NADA Update: Inventory, interest rates, new FTC rules, Ford EV certification, and Hurricane Ian aid

For this quarter’s NADA update, we’re pleased to welcome back the President and CEO of NADA, Mike Stanton, to discuss the state of automotive retail today as he sees it. Stanton reports that in discussions with dealers, in many ways it still seems like “the best of times” but “it doesn’t feel quite right.” Inventory, he notes, is still at an unpreferable level and the federal government, Federal Trade Commission (FTC), and OEMs are introducing regulations that are undoubtedly causing uncertainty for the auto industry. 

Regarding light vehicle sales, Stanton says he predicts they will land at or around 14.2 million for the year.
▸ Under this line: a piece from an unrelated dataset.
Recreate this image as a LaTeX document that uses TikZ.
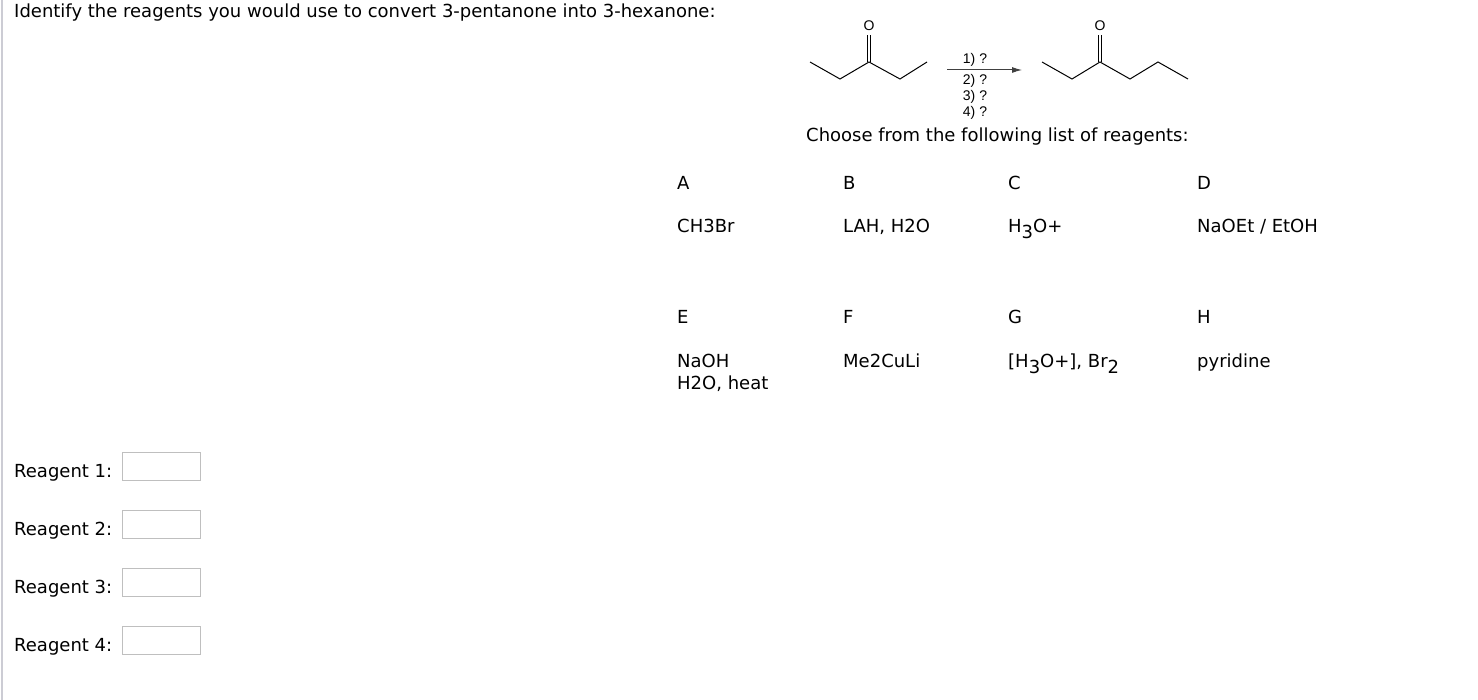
\documentclass[tikz,border=0pt]{standalone}
\usepackage{fontspec}
\usetikzlibrary{arrows.meta}
\setmainfont{DejaVu Sans}
\newfontfamily\smallf{Liberation Sans}
\begin{document}
\begin{tikzpicture}[x=1pt,y=-1pt,
 txt/.style={anchor=base west,inner sep=0pt,font=\fontsize{18}{21}\selectfont},
 sm/.style={anchor=base,inner sep=0pt,font=\smallf\fontsize{14}{16}\selectfont},
 bond/.style={line width=1pt},
 inbox/.style={draw=black!25,line width=1pt,minimum width=78pt,minimum height=28pt,inner sep=0pt,anchor=north west}]
\useasboundingbox (0,0) rectangle (1478,700);
\draw[color=blue!15!black!20,line width=1.2pt] (2,0) -- (2,700);
\newcommand{\sub}[1]{\raisebox{-6pt}{#1}}
\node[txt] (q) at (14,18) {Identify the reagents you would use to convert 3-pentanone into 3-hexanone:};
% left molecule
\coordinate (a1) at (810,62); \coordinate (a2) at (840,79); \coordinate (a3) at (869,62);
\coordinate (a4) at (900,79); \coordinate (a5) at (927,62); \coordinate (ao) at (869,35);
\draw[bond] (a1)--(a2)--(a3)--(a4)--(a5);
\draw[bond] ([xshift=-1.8pt]a3)--([xshift=-1.8pt]ao);
\draw[bond] ([xshift=1.8pt]a3)--([xshift=1.8pt]ao);
\node[sm] (o1) at (869,31) {O};
% arrow
\coordinate (s) at (947,70); \coordinate (e) at (1022,70);
\draw[line width=1pt,black!75,-{Latex[length=10pt,width=6pt]}] (s)--(e);
\node[sm] (r1) at (975,64) {1) ?};
\node[sm] (r2) at (975,85) {2) ?};
\node[sm] (r3) at (975,101) {3) ?};
\node[sm] (r4) at (975,117) {4) ?};
% right molecule
\coordinate (b1) at (1042,62); \coordinate (b2) at (1072,79); \coordinate (b3) at (1100,62);
\coordinate (b4) at (1130,79); \coordinate (b5) at (1158,62); \coordinate (b6) at (1188,79);
\coordinate (bo) at (1100,35);
\draw[bond] (b1)--(b2)--(b3)--(b4)--(b5)--(b6);
\draw[bond] ([xshift=-1.8pt]b3)--([xshift=-1.8pt]bo);
\draw[bond] ([xshift=1.8pt]b3)--([xshift=1.8pt]bo);
\node[sm] (o2) at (1100,31) {O};
\node[txt] (ch) at (806,142) {Choose from the following list of reagents:};
% grid
\node[txt] (A) at (677,190) {A};
\node[txt] (B) at (843,190) {B};
\node[txt] (C) at (1008,190) {C};
\node[txt] (D) at (1197,190) {D};
\node[txt] (ta) at (677,233) {CH3Br};
\node[txt] (tb) at (843,233) {LAH, H2O};
\node[txt] (tc) at (1008,233) {H\sub{3}O+};
\node[txt] (td) at (1197,233) {NaOEt / EtOH};
\node[txt] (E) at (677,324) {E};
\node[txt] (F) at (843,324) {F};
\node[txt] (G) at (1008,324) {G};
\node[txt] (H) at (1197,324) {H};
\node[txt] (te) at (677,368) {NaOH};
\node[txt] (te2) at (677,390) {H2O, heat};
\node[txt] (tf) at (843,368) {Me2CuLi};
\node[txt] (tg) at (1008,368) {[H\sub{3}O+], Br\sub{2}};
\node[txt] (th) at (1197,368) {pyridine};
% reagent inputs
\foreach \i/\y in {1/452,2/510,3/568,4/626}{
 \node[txt] (l\i) at (14,\y+25) {Reagent \i:};
 \node[inbox] (in\i) at (122,\y) {};
}
\end{tikzpicture}
\end{document}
He notes that high interest rates haven’t had much of an impact on sales, which he surmises is due to the current state of supply and demand. Consumers, however, are reportedly wanting longer-term loans that may bring challenges in the future. 

On the topic of the FTC’s proposed rules that were introduced in June, Stanton says it seems that the commission wants to “radically change the way people buy and sell cars.” He says there are already solidified laws against unfair and deceptive practices, which all dealers approve of and agree to. 

Ultimately, Stanton does not understand how the FTC’s proposed provisions would help the industry and thinks they are based on a lack of data and might make things even more difficult and expensive for dealers and consumers. He feels the FTC did not take time to test out their new provisions, which he says NADA feels is “inexcusable.”

According to Stanton, the FTC’s proposed disclosure rules would “turn the dealer into a robot” and some provisions “[don’t] make any sense.” 

Asked about the 200-page comment NADA sent to the FTC, Stanton says it is a “good read” and “will make your blood boil.” He reports the letter points out that the proposed rules are a “rush to judgment” and asks the commission to reconsider them. 

Dealers, Stanton says, can reach out to their lawmakers to “encourage bipartisan support” in rewriting the proposed rules. 

Stanton reports that Ford dealers’ reactions to new electric vehicle certification programs have been mixed, and the auto industry will be “watching” to see how it plays out. The bottom line, he states, is the way cars are sold is changing and the main focus should be the customer. 

New York recently joined California in requiring all car sales to be EVs by 2035, and Stanton notes it has just been a matter of time until EV sales ramp up. However, he points out that these transactions were previously “relatively complicated” but are now “increasingly complicated” due to the state of the industry and other things like trade-ins and differing tax credits in different areas.

Stanton says the future is uncertain, but dealers should focus on providing “a great customer experience” and “adding value to the process.”

Regarding the upcoming 2023 NADA Show in Dallas, Stanton says NADA is “very encouraged by the numbers” so far. The show will feature Brad Paisley as the opener and Stanton notes dealers are excited to learn and share information with each other. 

Stanton reports that “dealers have largely been spared” by the recent hurricane in Florida but their employees have been impacted greatly. He encourages viewers to provide a contribution to dealership employees on NADA’s website and says dealers can also apply for assistance online.